Reinforcement learning via immediate rewards (IRCoCo (Li et al., 2024)) further mitigates exposure bias, dynamically adapting completions for both local context and real-time edits; gains include +40% EM and +7.9% edit similarity over strong SFT/DRL baselines.
HiLDe (González et al., 28 May 2025) introduces human-in-the-loop decoding by exposing token-level uncertainty and semantic alternatives during FIM completion. User studies show a 31% reduction in code vulnerabilities and improved decision-making, especially on security-critical tasks.

A summary of architectural and methodological contributions appears below:

Model/System	FIM Type	Notable Feature(s)	Performance Gain(s)
DeepSeek-Coder, Stable Code	PSM/SPM, repo FIM	Large window, dual-context, FIM	81.2% mean infill accuracy (Guo et al., 2024)
aiXcoder-7B, SynthCoder	SFIM, AST-mask	Structured completion, curriculum	Outperforms CodeLlama-34B on FIM (Jiang et al., 2024 Yu et al., 21 Aug 2025)
CoCoMIC, GraphCoder	Cross-file, graph	CCFINDER, CCG for retrieval	+33.9% EM, +6% EM/ID match (Ding et al., 2022 Liu et al., 2024)
FIM-SE, Byte-level, HLP	Char/Byte	Line-level align, horizon planning	+11% multi-line FIM, +18% bytelvl (Ren et al., 2024 Phan et al., 2024 Ding et al., 2024)
IRCoCo	RL-finetuned	Immediate rewards	+40% EM over SFT/DRL (Li et al., 2024)
HiLDe	Human-in-loop	Token-level, uncertainty UI	31% fewer vulnerabilities (González et al., 28 May 2025)

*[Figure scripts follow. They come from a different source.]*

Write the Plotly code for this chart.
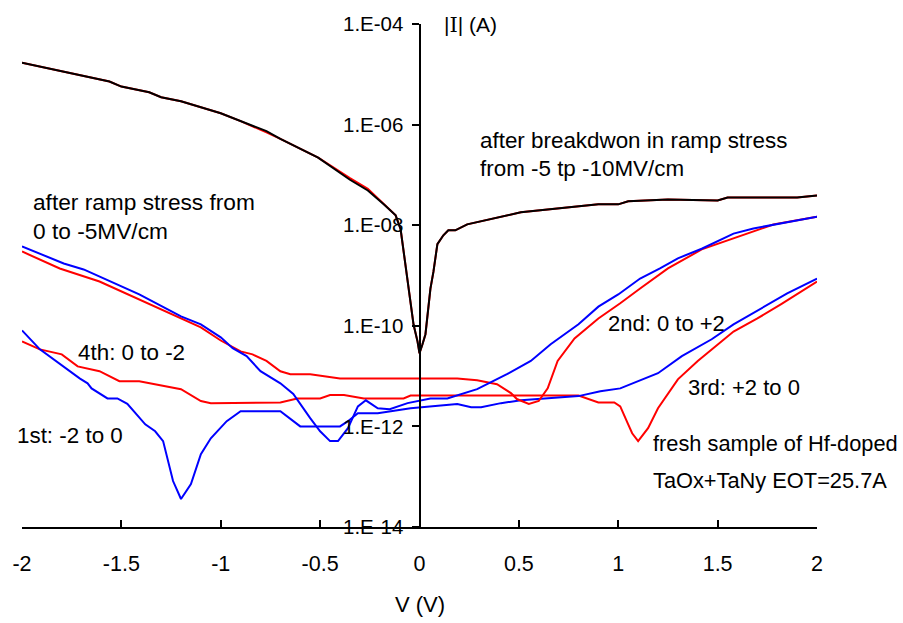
import plotly.graph_objects as go

# ---- I-V data: gate voltage (V) and leakage current |I| (A) ----

# after breakdown in ramp stress from -5 to -10 MV/cm
v_bd = [-2.00, -1.56, -1.50, -1.36, -1.30, -1.20, -1.00, -0.90, -0.77, -0.70,
        -0.51, -0.35, -0.26, -0.18, -0.12, -0.095, -0.08, -0.06, -0.045, -0.03,
        -0.01, 0.00, 0.015, 0.03, 0.055, 0.07, 0.09, 0.105, 0.12, 0.145,
        0.18, 0.24, 0.51, 0.90, 1.00, 1.05, 1.25, 1.50, 1.55, 1.90, 2.00]
i_bd_down = [1.7e-5, 7.2e-6, 5.7e-6, 4.4e-6, 3.5e-6, 2.9e-6, 1.68e-6, 1.17e-6, 7.0e-7, 5.2e-7,
             2.2e-7, 8.6e-8, 5.3e-8, 2.6e-8, 1.57e-8, 8.3e-9, 2.9e-9, 8.6e-10, 2.6e-10, 1.06e-10,
             4.9e-11, 2.85e-11, 4.3e-11, 6.8e-11, 5.5e-10, 1.18e-9, 4.2e-9, 5.3e-9, 6.3e-9, 7.9e-9,
             7.9e-9, 1.04e-8, 1.8e-8, 2.6e-8, 2.6e-8, 3.0e-8, 3.24e-8, 3.1e-8, 3.55e-8, 3.55e-8, 3.9e-8]
i_bd_up = [1.7e-5, 7.2e-6, 5.7e-6, 4.4e-6, 3.5e-6, 2.9e-6, 1.68e-6, 1.17e-6, 7.4e-7, 5.2e-7,
           2.2e-7, 8.0e-8, 4.9e-8, 2.6e-8, 1.57e-8, 8.3e-9, 2.9e-9, 8.6e-10, 2.6e-10, 1.06e-10,
           4.9e-11, 2.85e-11, 4.3e-11, 6.8e-11, 5.5e-10, 1.18e-9, 4.2e-9, 5.3e-9, 6.3e-9, 7.9e-9,
           7.9e-9, 1.04e-8, 1.8e-8, 2.6e-8, 2.6e-8, 3.0e-8, 3.24e-8, 3.1e-8, 3.55e-8, 3.55e-8, 3.9e-8]

# after ramp stress from 0 to -5 MV/cm (blue sweep)
v_rs_blue = [-2.00, -1.91, -1.79, -1.69, -1.41, -1.20, -1.10, -1.00, -0.94, -0.87,
             -0.80, -0.70, -0.635, -0.55, -0.50, -0.45, -0.41, -0.36, -0.31, -0.27,
             -0.21, -0.15, -0.06, 0.055, 0.14, 0.29, 0.44, 0.56, 0.66, 0.80,
             0.90, 1.00, 1.11, 1.21, 1.30, 1.42, 1.58, 1.68, 1.78, 2.00]
i_rs_blue = [3.8e-9, 2.7e-9, 1.73e-9, 1.32e-9, 4.2e-10, 1.54e-10, 1.07e-10, 5.9e-11, 3.6e-11, 2.5e-11,
             1.25e-11, 7.2e-12, 4.4e-12, 1.46e-12, 8.0e-13, 5.1e-13, 5.1e-13, 9.2e-13, 2.5e-12, 3.3e-12,
             2.3e-12, 2.2e-12, 2.9e-12, 3.6e-12, 3.6e-12, 5.5e-12, 1.09e-11, 2.0e-11, 4.3e-11, 1.07e-10,
             2.4e-10, 4.2e-10, 8.7e-10, 1.38e-9, 2.2e-9, 3.4e-9, 6.8e-9, 8.6e-9, 1.03e-8, 1.48e-8]

# after ramp stress from 0 to -5 MV/cm (red sweep)
v_rs_red = [-2.00, -1.81, -1.61, -1.31, -1.10, -1.00, -0.90, -0.84, -0.77, -0.70,
            -0.65, -0.55, -0.40, 0.19, 0.29, 0.39, 0.46, 0.49, 0.55, 0.60,
            0.645, 0.695, 0.78, 0.90, 1.01, 1.11, 1.25, 1.42, 1.58, 1.78, 2.00]
i_rs_red = [3.0e-9, 1.38e-9, 7.6e-10, 2.2e-10, 9.3e-11, 5.1e-11, 3.1e-11, 2.7e-11, 2.0e-11, 1.25e-11,
            1.09e-11, 1.09e-11, 9.0e-12, 9.0e-12, 8.3e-12, 6.9e-12, 4.6e-12, 3.5e-12, 2.8e-12, 3.2e-12,
            5.7e-12, 2.0e-11, 5.6e-11, 1.40e-10, 2.8e-10, 5.5e-10, 1.38e-9, 3.3e-9, 5.4e-9, 1.03e-8, 1.48e-8]

# fresh sample, blue sweep
v_fr_blue = [-2.00, -1.91, -1.71, -1.67, -1.65, -1.57, -1.52, -1.47, -1.38, -1.33,
             -1.29, -1.24, -1.20, -1.15, -1.10, -1.05, -0.97, -0.90, -0.70, -0.60,
             -0.40, -0.36, -0.31, -0.21, -0.045, 0.055, 0.19, 0.26, 0.31, 0.41,
             0.51, 0.80, 0.91, 1.01, 1.10, 1.20, 1.32, 1.47, 1.58, 1.72, 1.85, 2.00]
i_fr_blue = [8.1e-11, 3.4e-11, 9.0e-12, 7.2e-12, 5.7e-12, 3.6e-12, 3.6e-12, 2.8e-12, 1.1e-12, 8.0e-13,
             5.1e-13, 8.2e-14, 3.6e-14, 7.1e-14, 2.8e-13, 5.8e-13, 1.27e-12, 2.0e-12, 2.0e-12, 1.0e-12,
             1.0e-12, 1.27e-12, 1.83e-12, 1.83e-12, 2.3e-12, 2.5e-12, 2.8e-12, 2.4e-12, 2.4e-12, 2.9e-12,
             3.3e-12, 4.0e-12, 5.0e-12, 5.7e-12, 7.9e-12, 1.14e-11, 2.5e-11, 5.4e-11, 1.07e-10, 2.2e-10, 4.4e-10, 8.7e-10]

# fresh sample, red sweep
v_fr_red = [-2.00, -1.91, -1.80, -1.72, -1.61, -1.51, -1.41, -1.20, -1.10, -1.05,
            -0.70, -0.615, -0.50, -0.45, -0.38, -0.28, -0.08, -0.045, 0.80, 0.90,
            0.98, 1.01, 1.05, 1.07, 1.10, 1.15, 1.20, 1.30, 1.40, 1.50, 1.58, 1.70, 1.82, 2.00]
i_fr_red = [4.9e-11, 3.4e-11, 2.7e-11, 1.56e-11, 1.25e-11, 7.9e-12, 7.9e-12, 5.5e-12, 3.2e-12, 2.9e-12,
            3.0e-12, 3.6e-12, 3.6e-12, 4.2e-12, 4.2e-12, 3.6e-12, 3.6e-12, 4.1e-12, 4.1e-12, 3.0e-12,
            3.0e-12, 2.5e-12, 1.1e-12, 7.3e-13, 5.1e-13, 9.2e-13, 2.3e-12, 8.6e-12, 2.0e-11, 4.3e-11,
            7.7e-11, 1.40e-10, 2.7e-10, 7.6e-10]

# axis ticks
x_ticks = [-2, -1.5, -1, -0.5, 0, 0.5, 1, 1.5, 2]
x_tick_text = ["-2", "-1.5", "-1", "-0.5", "0", "0.5", "1", "1.5", "2"]
y_ticks = [1e-4, 1e-6, 1e-8, 1e-10, 1e-12, 1e-14]
y_tick_text = ["1.E-04", "1.E-06", "1.E-08", "1.E-10", "1.E-12", "1.E-14"]

RED = "#FF0000"
BLUE = "#0000FF"
FONT = "Liberation Sans, Arial, sans-serif"

fig = go.Figure()

series = [
    (v_fr_red, i_fr_red, RED),
    (v_fr_blue, i_fr_blue, BLUE),
    (v_rs_red, i_rs_red, RED),
    (v_rs_blue, i_rs_blue, BLUE),
    (v_bd, i_bd_down, RED),
    (v_bd, i_bd_up, "#000000"),
]
for xs, ys, col in series:
    fig.add_trace(go.Scatter(x=xs, y=ys, mode="lines",
                             line=dict(color=col, width=2),
                             showlegend=False, hoverinfo="skip"))

# curve labels, placed in paper coordinates (plot area spans 0..1)
labels = [
    ("after ramp stress from", 0.0123, 0.647, 22.7),
    ("0 to -5MV/cm", 0.0123, 0.588, 22.7),
    ("after breakdwon in ramp stress", 0.575, 0.769, 22.4),
    ("from -5 tp -10MV/cm", 0.575, 0.712, 22.4),
    ("4th: 0 to -2", 0.069, 0.346, 22.4),
    ("1st: -2 to 0", -0.0075, 0.182, 22.4),
    ("2nd: 0 to +2", 0.736, 0.405, 22),
    ("3rd: +2 to 0", 0.836, 0.277, 22),
    ("fresh sample of Hf-doped", 0.792, 0.166, 21.8),
    ("TaOx+TaNy EOT=25.7A", 0.792, 0.093, 21.8),
]
for txt, px, py, fs in labels:
    fig.add_annotation(x=px, y=py, xref="paper", yref="paper", text=txt, showarrow=False,
                       xanchor="left", yanchor="middle", borderpad=0,
                       font=dict(family=FONT, size=fs, color="#000000"))

# axis titles
fig.add_annotation(x=0.529, y=0.998, xref="paper", yref="paper",
                   text="|<span style='font-family:DejaVu Serif'>I</span>| (A)",
                   showarrow=False, xanchor="left", yanchor="middle", borderpad=0,
                   font=dict(family=FONT, size=21, color="#000000"))
fig.add_annotation(x=0.5, y=-0.154, xref="paper", yref="paper", text="V (V)", showarrow=False,
                   xanchor="center", yanchor="middle", borderpad=0,
                   font=dict(family=FONT, size=22, color="#000000"))

fig.update_layout(
    width=903, height=623,
    margin=dict(l=22, r=86, t=20, b=96),
    paper_bgcolor="white", plot_bgcolor="white",
    showlegend=False,
    xaxis=dict(range=[-2, 2], tickvals=x_ticks, ticktext=x_tick_text,
               showline=True, linecolor="black", linewidth=2, mirror=False,
               ticks="inside", ticklen=7, tickwidth=2, tickcolor="black",
               ticklabelstandoff=16, showgrid=False, zeroline=False,
               tickfont=dict(family=FONT, size=21.5, color="#000000")),
    yaxis=dict(type="log", range=[-14, -4], tickvals=y_ticks, ticktext=y_tick_text,
               anchor="free", position=0.5,
               showline=True, linecolor="black", linewidth=2,
               ticks="outside", ticklen=7, tickwidth=2, tickcolor="black",
               ticklabelstandoff=4, showgrid=False, zeroline=False,
               tickfont=dict(family=FONT, size=20.5, color="#000000")),
)

fig.write_html("out.html")
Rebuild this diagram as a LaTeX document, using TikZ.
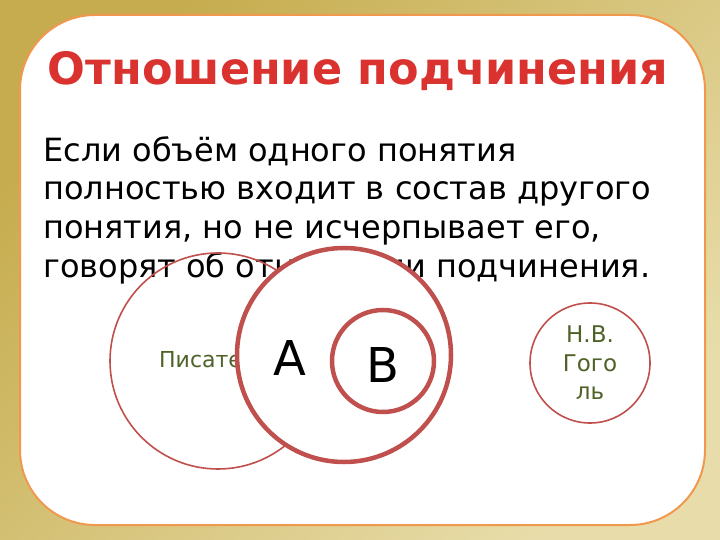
\documentclass[tikz,border=0pt]{standalone}
\usepackage{fontspec}
\setmainfont{DejaVu Sans}
\definecolor{bgA}{HTML}{C6AC4E}
\definecolor{bgD}{HTML}{E8DDAA}
\definecolor{frame}{HTML}{F0984E}
\definecolor{titlered}{HTML}{DA322E}
\definecolor{ring}{HTML}{C0504D}
\definecolor{olive}{HTML}{4F6228}
\begin{document}
\begin{tikzpicture}[x=1pt,y=-1pt,
  bodyline/.style={anchor=base west,inner sep=0pt,font=\fontsize{32}{38}\selectfont},
  thinring/.style={draw=ring,line width=1.6pt},
  thickring/.style={draw=ring,line width=4.5pt,fill=white},
  biglabel/.style={font=\fontsize{48}{50}\selectfont,inner sep=0pt},
  smalllabel/.style={text=olive,font=\fontsize{22}{29}\selectfont,inner sep=0pt}]
\useasboundingbox (0,0) rectangle (720,540);
\shade[top color=bgA,bottom color=bgD,shading angle=45] (0,0) rectangle (720,540);
\draw[draw=frame,line width=2pt,fill=white,rounded corners=75pt] (20,15) rectangle (705,525);
\node[anchor=base,inner sep=0pt,text=titlered,font=\fontsize{44.5}{50}\selectfont\bfseries] (title) at (358,85) {Отношение подчинения};
\node[bodyline] (l1) at (43,162) {Если объём одного понятия};
\node[bodyline] (l2) at (43,200) {полностью входит в состав другого};
\node[bodyline] (l3) at (43,239) {понятия, но не исчерпывает его,};
\node[bodyline] (l4) at (43,277) {говорят об отношении подчинения.};
\draw[thinring] (218,361) circle[radius=108];
\node[smalllabel,anchor=base west] (pis) at (159,367) {Писатели};
\draw[thickring] (344,355) circle[radius=107];
\node[biglabel] (A) at (290,358) {A};
\draw[thickring] (383,361) circle[radius=51];
\node[biglabel] (B) at (383,365) {B};
\node[circle,thinring,minimum size=120pt,inner sep=0pt,align=center,text=olive,font=\fontsize{23}{28.5}\selectfont] (gogol) at (590,363) {Н.В.\\Гого\\ль};
\end{tikzpicture}
\end{document}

7. Open Challenges and Directions

FIM code completion continues to confront open problems:

The search space for valid completions remains vast. Efficiently ranking and pruning candidates—especially incorporating type systems, accessibility, and lexical constraints—remains an active area (Nguyen et al., 2019, Jiang et al., 2024).
Out-of-vocabulary tokens, project-specific APIs, and cross-language adaptation remain challenging, motivating dynamic retrieval, graph-based, or hybrid symbolic-neural methods.
The trade-off between accuracy and latency, particularly in low-resource or real-time IDE scenarios, drives research in small/efficient models, quantization (Stable Code), and workload-aware invocation filtering (Moor et al., 2024).
Integrating explicit boundary awareness (random span vs. complete-line FIM) (Ahmad et al., 24 May 2025), robust semantic post-processing (AST-based truncation), and better generalization to variable-length, cross-file, and mixed-modality settings (e.g., code and comments or code and math reasoning via MathFimer (Yan et al., 17 Feb 2025)) remains a focus.

Emerging techniques—such as horizon-length awareness (Ding et al., 2024), curriculum/context augmentation (Sagtani et al., 2024), byte-level decoding (Phan et al., 2024), human-interactive decision loops (González et al., 28 May 2025), and direct instruction fine-tuning—are expected to play a key role in the ongoing development of FIM code completion models, as new benchmarks (e.g., SAFIM, Real-FIM-Eval) more closely capture the true complexity of software editing and maintenance scenarios.